Over a year after a Black man died in police custody, Illinois city opens investigation into police department
An Illinois city is launching an investigation into its police department following the death of a Black man in police custody last year, CBS station WBBM-TV reports. City leaders in Joliet, a Chicago suburb, agreed to hire a private attorney to conduct the independent investigation more than a year after the death of Eric Lurry, the station reported Tuesday.
Lurry, 37, was taken into custody during a drug arrest in January 2020. The county coroner's office called his death an accidental drug overdose, and local prosecutors said his death wasn't the result of officers' actions.
In video footage from a squad car camera obtained by WBBM-TV, a Joliet police sergeant, identified by the station as Doug May, is seen slapping Lurry's face while he was handcuffed in the back seat of the car. "Wake up, bitch," May says.

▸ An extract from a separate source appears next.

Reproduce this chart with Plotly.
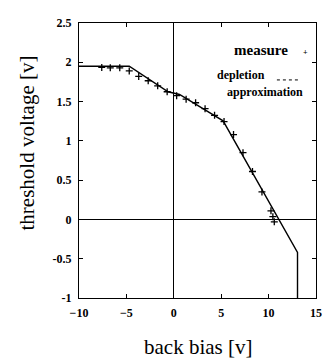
import plotly.graph_objects as go

# measured threshold voltage vs back bias
measure_x = [-7.6, -6.7, -5.7, -4.7, -3.7, -2.7, -1.7, -0.7, 0.3, 1.3, 2.3, 3.3,
             4.3, 5.3, 6.3, 7.3, 8.3, 9.3, 10.25, 10.45, 10.6]
measure_y = [1.935, 1.93, 1.93, 1.89, 1.82, 1.765, 1.70, 1.625, 1.575, 1.53, 1.485, 1.41,
             1.325, 1.245, 1.08, 0.85, 0.61, 0.35, 0.11, 0.035, -0.03]

# depletion approximation (piecewise model)
approx_x = [-10, -4.7, -0.6, 0.6, 5.2, 13.05, 13.05]
approx_y = [1.95, 1.95, 1.625, 1.59, 1.255, -0.42, -1.0]

x_ticks = [-10, -5, 0, 5, 10, 15]
y_ticks = [-1, -0.5, 0, 0.5, 1, 1.5, 2, 2.5]
y_tick_text = ["-1", "-0.5", "0", "0.5", "1", "1.5", "2", "2.5"]

serif = "Liberation Serif, Times New Roman, serif"

fig = go.Figure()
fig.add_trace(go.Scatter(x=approx_x, y=approx_y, mode="lines",
                         line=dict(color="black", width=1.4), showlegend=False))
fig.add_trace(go.Scatter(x=measure_x, y=measure_y, mode="markers",
                         marker=dict(symbol="cross-thin", size=5,
                                     line=dict(color="black", width=1.3)),
                         showlegend=False))

axis_common = dict(showgrid=False, zeroline=True, zerolinecolor="black", zerolinewidth=1.2,
                   showline=True, linecolor="black", linewidth=1.3, mirror="allticks",
                   ticks="inside", ticklen=4, tickcolor="black",
                   tickfont=dict(family=serif, size=12, color="black", weight="bold"))

fig.update_xaxes(range=[-10, 15], tickvals=x_ticks, ticklabelstandoff=3, **axis_common)
fig.update_yaxes(range=[-1, 2.5], tickvals=y_ticks, ticktext=y_tick_text,
                 ticklabelstandoff=4, **axis_common)

# axis titles
fig.add_annotation(xref="paper", yref="paper", x=0.502, y=-0.178, text="back bias [v]",
                   showarrow=False, xanchor="center", yanchor="middle",
                   font=dict(family=serif, size=21, color="black"))
fig.add_annotation(xref="paper", yref="paper", x=-0.22, y=0.565, text="threshold voltage [v]",
                   showarrow=False, xanchor="center", yanchor="middle", textangle=-90,
                   font=dict(family=serif, size=21, color="black"))

# legend (text left, symbol right, as in the original)
fig.add_annotation(xref="paper", yref="paper", x=0.89, y=0.9, text="<b>measure</b>",
                   showarrow=False, xanchor="right", yanchor="middle",
                   font=dict(family=serif, size=15, color="black"))
fig.add_annotation(xref="paper", yref="paper", x=0.955, y=0.893, text="<b>+</b>",
                   showarrow=False, xanchor="center", yanchor="middle",
                   font=dict(family=serif, size=8, color="black"))
fig.add_annotation(xref="paper", yref="paper", x=0.795, y=0.81, text="<b>depletion</b>",
                   showarrow=False, xanchor="right", yanchor="middle",
                   font=dict(family=serif, size=12, color="black"))
fig.add_annotation(xref="paper", yref="paper", x=0.955, y=0.749, text="<b>approximation</b>",
                   showarrow=False, xanchor="right", yanchor="middle",
                   font=dict(family=serif, size=12, color="black"))
fig.add_shape(type="line", xref="paper", yref="paper", x0=0.835, x1=0.925, y0=0.793, y1=0.793,
              line=dict(color="black", width=1, dash="dot"))

fig.update_layout(width=334, height=359, margin=dict(l=79, r=18, t=23, b=61),
                  paper_bgcolor="white", plot_bgcolor="white", showlegend=False)

fig.write_html("out.html", config={"displayModeBar": False},
               post_script="document.body.style.margin='0px';")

May then appears to pinch Lurry's nose closed for a minute and 38 seconds, WBBM-TV reports. Joliet police Sergeant Javier Esqueda, a training officer, told the station Lurry may have been chewing on a bag of drugs earlier in the video footage and officers wanted him to open his mouth.

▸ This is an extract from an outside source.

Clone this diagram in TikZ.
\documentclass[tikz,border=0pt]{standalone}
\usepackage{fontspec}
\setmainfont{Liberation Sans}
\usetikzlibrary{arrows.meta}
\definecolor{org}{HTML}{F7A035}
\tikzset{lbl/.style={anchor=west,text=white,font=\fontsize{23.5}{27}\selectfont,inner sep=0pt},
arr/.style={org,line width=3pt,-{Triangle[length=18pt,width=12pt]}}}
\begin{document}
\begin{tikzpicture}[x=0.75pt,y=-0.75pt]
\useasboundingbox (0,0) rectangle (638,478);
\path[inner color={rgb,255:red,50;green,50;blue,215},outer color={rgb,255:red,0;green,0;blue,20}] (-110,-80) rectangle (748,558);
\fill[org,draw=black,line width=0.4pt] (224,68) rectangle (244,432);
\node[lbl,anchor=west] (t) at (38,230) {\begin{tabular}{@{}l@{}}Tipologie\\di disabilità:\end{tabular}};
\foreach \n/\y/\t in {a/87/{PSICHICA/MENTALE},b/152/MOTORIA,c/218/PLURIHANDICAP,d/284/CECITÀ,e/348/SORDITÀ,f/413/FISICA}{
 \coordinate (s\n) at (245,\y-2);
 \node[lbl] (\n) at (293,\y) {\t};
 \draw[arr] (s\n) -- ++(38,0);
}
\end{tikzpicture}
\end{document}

"That's been written in the law for a couple years you can't do that anymore to try to get him to cough up any kind of drugs in their system," Esqueda told WBBM-TV in an interview broadcast last July.
Later, another officer is seen on the squad car video inserting a baton into Lurry's open mouth. Lurry is eventually taken to a hospital, where he was pronounced dead hours after his arrival.

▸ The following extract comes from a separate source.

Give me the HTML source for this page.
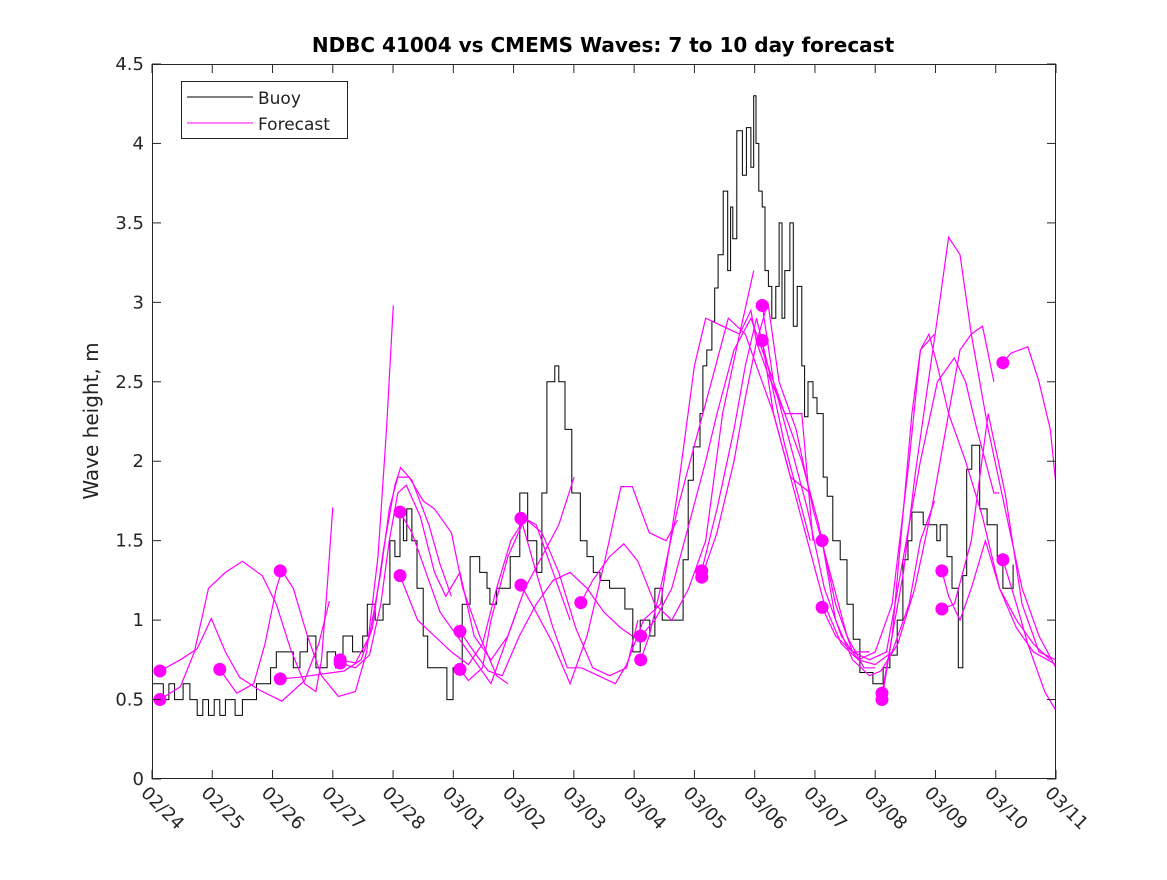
<!DOCTYPE html>
<html><head><meta charset="utf-8"><style>
body{margin:0;background:#fff;}
svg text{font-family:"DejaVu Sans","Liberation Sans",sans-serif;}
</style></head><body>
<svg id="chart" width="1167" height="875" xmlns="http://www.w3.org/2000/svg">
<rect x="0" y="0" width="1167" height="875" fill="#fff"/>
<text x="603" y="52" text-anchor="middle" font-size="20" font-weight="bold" fill="#000">NDBC 41004 vs CMEMS Waves: 7 to 10 day forecast</text>
<text transform="translate(98,421) rotate(-90)" text-anchor="middle" font-size="20" fill="#222">Wave height, m</text>
<g id="plot"></g>
<g id="axes"></g>
<g>
<rect x="181.5" y="81.5" width="166" height="57" fill="#fff" stroke="#222" stroke-width="1"/>
<line x1="187" y1="97" x2="253" y2="97" stroke="#000" stroke-width="1"/>
<text x="258" y="104" font-size="17" fill="#222">Buoy</text>
<line x1="187" y1="123" x2="253" y2="123" stroke="#f0f" stroke-width="1"/>
<text x="258" y="130" font-size="17" fill="#222">Forecast</text>
</g>
</svg>
<script>
var xTickLabels=["02/24","02/25","02/26","02/27","02/28","03/01","03/02","03/03","03/04","03/05","03/06","03/07","03/08","03/09","03/10","03/11"];
var yTickValues=[0,0.5,1,1.5,2,2.5,3,3.5,4,4.5];
var buoyDays=[0.02,0.2,0.3,0.4,0.55,0.67,0.8,0.9,1.0,1.1,1.2,1.3,1.47,1.6,1.73,1.85,2.0,2.1,2.2,2.39,2.5,2.62,2.75,2.9,3.1,3.25,3.38,3.55,3.73,3.81,3.95,4.09,4.21,4.3,4.39,4.45,4.51,4.6,4.69,4.8,4.88,5.1,5.22,5.33,5.49,5.63,5.8,5.93,5.98,6.1,6.21,6.34,6.51,6.65,6.81,6.9,6.99,7.13,7.2,7.31,7.43,7.58,7.7,7.81,7.93,8.1,8.37,8.51,8.64,8.81,8.9,9.03,9.12,9.29,9.4,9.49,9.58,9.7,9.75,9.82,9.91,9.96,10.02,10.11,10.19,10.24,10.28,10.35,10.45,10.52,10.6,10.65,10.69,10.74,10.8,10.85,10.91,10.97,11.04,11.1,11.15,11.2,11.29,11.35,11.42,11.5,11.55,11.61,11.7,11.77,11.88,11.95,12.05,12.18,12.3,12.41,12.53,12.76,12.83,12.94,13.06,13.19,13.29,13.38,13.45,13.65,13.77,13.89,13.95,14.07,14.16,14.27,14.35,14.42,14.51,14.57,14.65,14.78,14.87,14.96,15.06,15.19,15.24];
var buoyVals=[0.6,0.5,0.6,0.5,0.6,0.5,0.4,0.5,0.4,0.5,0.4,0.5,0.4,0.5,0.5,0.6,0.6,0.7,0.8,0.8,0.7,0.8,0.9,0.7,0.8,0.7,0.9,0.8,0.9,1.1,1.0,1.1,1.5,1.4,1.65,1.5,1.7,1.5,1.2,0.9,0.7,0.7,0.5,0.7,1.1,1.4,1.3,1.2,1.1,1.2,1.2,1.4,1.8,1.5,1.3,1.8,2.5,2.6,2.5,2.2,1.8,1.5,1.4,1.3,1.25,1.2,1.07,0.8,1.0,0.9,1.2,1.0,1.0,1.0,1.38,1.88,2.09,2.3,2.6,2.7,2.88,3.09,3.3,3.7,3.2,3.6,3.4,4.08,3.8,4.1,3.85,4.3,4.0,3.7,3.6,3.2,3.1,2.9,3.1,3.5,2.9,3.2,3.5,2.85,3.1,2.6,2.28,2.5,2.4,2.3,1.9,1.78,1.5,1.38,1.1,0.88,0.67,0.6,0.6,0.7,0.78,1.0,1.38,1.5,1.68,1.6,1.6,1.5,1.6,1.4,1.2,0.7,1.28,1.95,2.1,2.1,1.7,1.6,1.6,1.4,1.2,1.2,1.35,1.28,1.1];
var fcDays=[
[0.14,0.5,0.8,1.05,1.3,1.55,1.9,2.3,2.7,2.95,3.14],
[0.14,0.5,0.75,1.0,1.3,1.6,1.95,2.2,2.45,2.7,2.9,3.0,3.1,3.2],
[1.2,1.5,1.8,2.0,2.2,2.3,2.5,2.75,3.0,3.3,3.6,3.8,4.0,4.15,4.27],
[2.27,2.6,3.0,3.4,3.7,3.9,4.1,4.3,4.4,4.6,4.9,5.1,5.3],
[3.33,3.6,3.85,4.05,4.2,4.35,4.55,4.8,5.0,5.3,5.5,5.8,6.1,6.3],
[3.33,3.6,3.85,4.05,4.2,4.35,4.5,4.75,5.0,5.2,5.45,5.7,6.0,6.3,6.45],
[4.39,4.6,4.85,5.1,5.4,5.7,6.0,6.3,6.6,6.9,7.2,7.47],
[4.39,4.7,5.0,5.3,5.6,5.85,6.1,6.35,6.6,6.8,7.1,7.4],
[5.45,5.7,5.95,6.2,6.5,6.8,7.1,7.4,7.7,8.0,8.3,8.5],
[5.45,5.6,5.85,6.0,6.3,6.6,6.9,7.2,7.5,7.8,8.1,8.4,8.6],
[6.53,6.8,7.1,7.35,7.6,7.9,8.2,8.4,8.7,9.0],
[6.53,6.8,7.1,7.4,7.7,8.0,8.3,8.5,8.8,9.1,9.3],
[7.59,7.8,8.1,8.35,8.6,8.9,9.2,9.5,9.8,10.1,10.4,10.65],
[8.65,8.9,9.2,9.5,9.8,10.0,10.3,10.6,10.9,11.2,11.5,11.65],
[8.65,8.8,9.0,9.3,9.6,9.9,10.2,10.5,10.7,11.0,11.3,11.65],
[9.73,10.0,10.3,10.5,10.7,10.9,11.2,11.5,11.8,12.1,12.4,12.7],
[9.73,10.0,10.3,10.5,10.7,10.9,11.1,11.4,11.7,12.0,12.3,12.6,12.8],
[10.8,11.0,11.3,11.6,11.9,12.2,12.5,12.8,13.1,13.4,13.6,13.85],
[10.8,11.0,11.3,11.6,11.9,12.2,12.5,12.8,13.1,13.4,13.6,13.85],
[11.86,12.1,12.4,12.7,12.9,13.2,13.5,13.8,14.1,14.3,14.5,14.7,14.9],
[11.86,12.1,12.4,12.7,13.0,13.3,13.6,13.9,14.2,14.4,14.6,14.9,15.0],
[12.92,13.1,13.3,13.45,13.6,13.75,13.9,14.1,14.4,14.7,15.0,15.3,15.6,15.9],
[12.92,13.1,13.3,13.5,13.7,13.9,14.1,14.3,14.5,14.8,15.1,15.4,15.7,16.0],
[13.98,14.1,14.3,14.5,14.75,15.0,15.3,15.6,16.0],
[13.98,14.2,14.5,14.8,15.1,15.4,15.7,16.0],
[15.06,15.2,15.5,15.7,15.9,16.0],
[15.06,15.3,15.5,15.8,16.0],
[9.0,9.3,9.6,9.8,10.1,10.4,10.6,10.7,10.9,11.2,11.5,11.7]
];
var fcVals=[
[0.68,0.75,0.82,1.01,0.8,0.64,0.56,0.49,0.62,0.85,1.12],
[0.5,0.58,0.8,1.2,1.3,1.37,1.28,1.1,0.82,0.6,0.55,0.75,1.2,1.71],
[0.69,0.54,0.6,0.85,1.2,1.31,1.2,0.9,0.65,0.52,0.55,0.8,1.4,2.2,2.98],
[0.63,0.64,0.66,0.68,0.75,0.95,1.45,1.85,1.96,1.88,1.6,1.35,1.15],
[0.75,0.73,0.9,1.3,1.7,1.9,1.9,1.75,1.7,1.55,1.2,0.9,0.65,0.6],
[0.73,0.7,0.78,1.1,1.5,1.8,1.85,1.65,1.3,1.15,1.3,0.9,0.75,0.9,1.05],
[1.68,1.55,1.3,1.05,0.9,0.75,0.6,0.9,1.2,1.4,1.6,1.9],
[1.28,1.0,0.9,0.8,0.72,0.85,1.2,1.5,1.64,1.6,1.3,1.0],
[0.93,0.8,0.68,0.65,0.9,1.1,1.25,1.3,1.2,1.05,0.95,0.9],
[0.69,0.62,0.7,1.0,1.4,1.64,1.55,1.3,0.95,0.7,0.65,0.7,1.0],
[1.64,1.3,0.95,0.7,0.7,0.65,0.6,0.72,1.0,1.1],
[1.22,1.05,0.85,0.6,0.9,1.35,1.84,1.84,1.55,1.5,1.63],
[1.11,1.25,1.4,1.48,1.37,1.1,1.0,1.2,1.5,2.3,2.8,3.2],
[0.9,1.0,1.2,1.6,2.0,2.3,2.7,2.9,2.6,2.1,1.7,1.5],
[0.75,0.9,1.2,1.7,2.1,2.5,2.9,2.8,2.6,2.3,1.9,1.8],
[1.31,1.7,2.2,2.6,2.9,2.6,2.3,2.0,1.6,1.1,0.8,0.8],
[1.27,1.55,2.0,2.4,2.75,3.0,2.5,2.2,1.7,1.3,0.9,0.7,0.7],
[2.98,2.5,2.1,1.7,1.2,0.9,0.75,0.72,0.8,1.1,1.5,1.75],
[2.76,2.3,1.9,1.5,1.1,0.85,0.75,0.8,1.1,2.0,2.7,2.8],
[1.5,1.0,0.75,0.65,0.68,0.85,1.2,1.7,2.3,2.7,2.8,2.85,2.5],
[1.08,0.9,0.8,0.75,0.8,1.4,2.0,2.5,2.65,2.5,2.2,1.8,1.8],
[0.54,0.9,1.7,2.3,2.7,2.8,2.6,2.3,2.0,1.65,1.2,1.0,0.85,0.75],
[0.5,0.9,1.3,1.9,2.4,2.9,3.41,3.3,2.8,2.2,1.7,1.2,0.9,0.7],
[1.31,1.15,1.0,1.2,1.5,1.2,0.95,0.8,0.72],
[1.07,1.1,1.5,2.3,1.8,1.1,0.8,0.75],
[2.62,2.68,2.72,2.5,2.2,1.85],
[1.38,1.1,0.85,0.55,0.43],
[1.1,1.8,2.6,2.9,2.85,2.8,2.95,2.75,2.55,2.3,2.3,1.5]
];
var dotDays=[0.14,0.14,1.2,2.27,2.27,3.33,3.33,4.39,4.39,5.45,5.45,6.53,6.53,7.59,8.65,8.65,9.73,9.73,10.8,10.8,11.86,11.86,12.92,12.92,13.98,13.98,15.06,15.06];
var dotVals=[0.68,0.5,0.69,1.31,0.63,0.75,0.73,1.68,1.28,0.93,0.69,1.64,1.22,1.11,0.9,0.75,1.31,1.27,2.98,2.76,1.5,1.08,0.54,0.5,1.31,1.07,2.62,1.38];

var X0=152,X1=1056,Y0=779,Y1=64,NS="http://www.w3.org/2000/svg";
var DOMAIN=16;
function xs(d){return X0+(X1-X0)*d/DOMAIN;}
function ys(v){return Y0-(Y0-Y1)*v/4.5;}
function mk(tag,attrs,parent){var e=document.createElementNS(NS,tag);for(var k in attrs)e.setAttribute(k,attrs[k]);parent.appendChild(e);return e;}
var plot=document.getElementById('plot'),axes=document.getElementById('axes');
var clip=mk('clipPath',{id:'pc'},plot);mk('rect',{x:X0,y:Y1,width:X1-X0,height:Y0-Y1},clip);
var p="M"+xs(buoyDays[0]).toFixed(1)+","+ys(buoyVals[0]).toFixed(1);
for(var i=1;i<buoyDays.length;i++){p+=" H"+xs(buoyDays[i]).toFixed(1)+" V"+ys(buoyVals[i]).toFixed(1);}
var bl=mk('path',{d:p,fill:'none',stroke:'#000','stroke-width':1},plot);


for(var j=0;j<fcDays.length;j++){
  var pts=[];for(var k=0;k<fcDays[j].length;k++)pts.push(xs(fcDays[j][k]).toFixed(1)+","+ys(fcVals[j][k]).toFixed(1));
  var pl=mk('polyline',{points:pts.join(" "),fill:'none',stroke:'#f0f','stroke-width':1.2,'clip-path':'url(#pc)'},plot);
  
  
}
for(var m=0;m<dotDays.length;m++){
  var c=mk('circle',{cx:xs(dotDays[m]),cy:ys(dotVals[m]),r:6.5,fill:'#f0f'},plot);
  
  
}
var fr=mk('rect',{x:X0+0.5,y:Y1+0.5,width:X1-X0-1,height:Y0-Y1-1,fill:'none',stroke:'#262626','stroke-width':1},axes);


for(var a=0;a<yTickValues.length;a++){
  var y=ys(yTickValues[a]);
  mk('line',{x1:X0,y1:y,x2:X0+9,y2:y,stroke:'#262626'},axes);
  mk('line',{x1:X1-9,y1:y,x2:X1,y2:y,stroke:'#262626'},axes);
  var t=mk('text',{x:X0-8,y:y+6,'text-anchor':'end','font-size':18,fill:'#262626'},axes);
  t.textContent=String(yTickValues[a]);
  
  
}
var nT=xTickLabels.length-1;
for(var b=0;b<xTickLabels.length;b++){
  var x=X0+(X1-X0)*b/nT;
  mk('line',{x1:x,y1:Y0,x2:x,y2:Y0-9,stroke:'#262626'},axes);
  mk('line',{x1:x,y1:Y1,x2:x,y2:Y1+9,stroke:'#262626'},axes);
  var tl=mk('text',{transform:'translate('+(x-12)+','+(Y0+15)+') rotate(45)','font-size':18,fill:'#262626'},axes);
  tl.textContent=xTickLabels[b];
  
  
}
</script>
</body></html>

In July, the coroner for Will County, which includes Joliet, said in a statement Lurry had "fatal doses" of heroin, fentanyl and cocaine in his system and called Lurry's death an accident. "The levels or concentrations were over 10 times the fatal range," Patrick O'Neil, the county coroner at the time, said in the statement.
O'Neil said the squad car video was reviewed before determining Lurry's cause of death. Also in July, the county prosecutor's office said in a statement that Lurry's death "did not result directly from any action or inaction by an officer of the Joliet Police Department."
Lurry's widow is suing the city and the officers involved in federal court, according to WBBM-TV.